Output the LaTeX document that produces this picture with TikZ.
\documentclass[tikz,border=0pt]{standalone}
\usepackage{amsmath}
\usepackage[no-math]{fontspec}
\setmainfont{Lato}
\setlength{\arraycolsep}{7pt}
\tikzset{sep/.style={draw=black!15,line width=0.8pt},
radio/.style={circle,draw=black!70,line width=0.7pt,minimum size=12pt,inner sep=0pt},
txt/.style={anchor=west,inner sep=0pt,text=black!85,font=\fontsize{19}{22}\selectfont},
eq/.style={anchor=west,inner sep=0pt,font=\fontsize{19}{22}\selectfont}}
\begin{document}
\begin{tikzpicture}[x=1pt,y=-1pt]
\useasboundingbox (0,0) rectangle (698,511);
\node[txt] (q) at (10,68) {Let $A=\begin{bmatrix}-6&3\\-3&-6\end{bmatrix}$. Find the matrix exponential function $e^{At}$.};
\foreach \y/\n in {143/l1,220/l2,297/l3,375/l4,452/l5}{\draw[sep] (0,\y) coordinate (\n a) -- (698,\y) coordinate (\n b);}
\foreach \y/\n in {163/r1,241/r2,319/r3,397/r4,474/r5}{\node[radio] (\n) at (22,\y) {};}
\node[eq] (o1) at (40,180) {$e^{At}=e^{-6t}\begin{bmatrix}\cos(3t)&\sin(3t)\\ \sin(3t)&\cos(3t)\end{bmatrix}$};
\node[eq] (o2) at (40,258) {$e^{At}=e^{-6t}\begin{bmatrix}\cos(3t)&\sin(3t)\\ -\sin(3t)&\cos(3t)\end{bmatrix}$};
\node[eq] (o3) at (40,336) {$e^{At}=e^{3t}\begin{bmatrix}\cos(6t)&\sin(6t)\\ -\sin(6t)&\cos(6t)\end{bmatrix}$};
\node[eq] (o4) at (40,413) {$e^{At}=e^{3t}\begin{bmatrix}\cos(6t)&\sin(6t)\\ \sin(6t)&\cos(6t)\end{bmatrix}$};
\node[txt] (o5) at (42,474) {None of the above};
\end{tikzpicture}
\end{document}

━━━━━━━━━━━━━━━━

Write out the material exactly as given.

Right answer:
Output the LaTeX document that produces this picture with TikZ.
\documentclass[tikz,border=0pt]{standalone}
\usepackage{amsmath}
\usepackage[no-math]{fontspec}
\setmainfont{Lato}
\setlength{\arraycolsep}{7pt}
\tikzset{sep/.style={draw=black!15,line width=0.8pt},
radio/.style={circle,draw=black!70,line width=0.7pt,minimum size=12pt,inner sep=0pt},
txt/.style={anchor=west,inner sep=0pt,text=black!85,font=\fontsize{19}{22}\selectfont},
eq/.style={anchor=west,inner sep=0pt,font=\fontsize{19}{22}\selectfont}}
\begin{document}
\begin{tikzpicture}[x=1pt,y=-1pt]
\useasboundingbox (0,0) rectangle (698,511);
\node[txt] (q) at (10,68) {Let $A=\begin{bmatrix}-6&3\\-3&-6\end{bmatrix}$. Find the matrix exponential function $e^{At}$.};
\foreach \y/\n in {143/l1,220/l2,297/l3,375/l4,452/l5}{\draw[sep] (0,\y) coordinate (\n a) -- (698,\y) coordinate (\n b);}
\foreach \y/\n in {163/r1,241/r2,319/r3,397/r4,474/r5}{\node[radio] (\n) at (22,\y) {};}
\node[eq] (o1) at (40,180) {$e^{At}=e^{-6t}\begin{bmatrix}\cos(3t)&\sin(3t)\\ \sin(3t)&\cos(3t)\end{bmatrix}$};
\node[eq] (o2) at (40,258) {$e^{At}=e^{-6t}\begin{bmatrix}\cos(3t)&\sin(3t)\\ -\sin(3t)&\cos(3t)\end{bmatrix}$};
\node[eq] (o3) at (40,336) {$e^{At}=e^{3t}\begin{bmatrix}\cos(6t)&\sin(6t)\\ -\sin(6t)&\cos(6t)\end{bmatrix}$};
\node[eq] (o4) at (40,413) {$e^{At}=e^{3t}\begin{bmatrix}\cos(6t)&\sin(6t)\\ \sin(6t)&\cos(6t)\end{bmatrix}$};
\node[txt] (o5) at (42,474) {None of the above};
\end{tikzpicture}
\end{document}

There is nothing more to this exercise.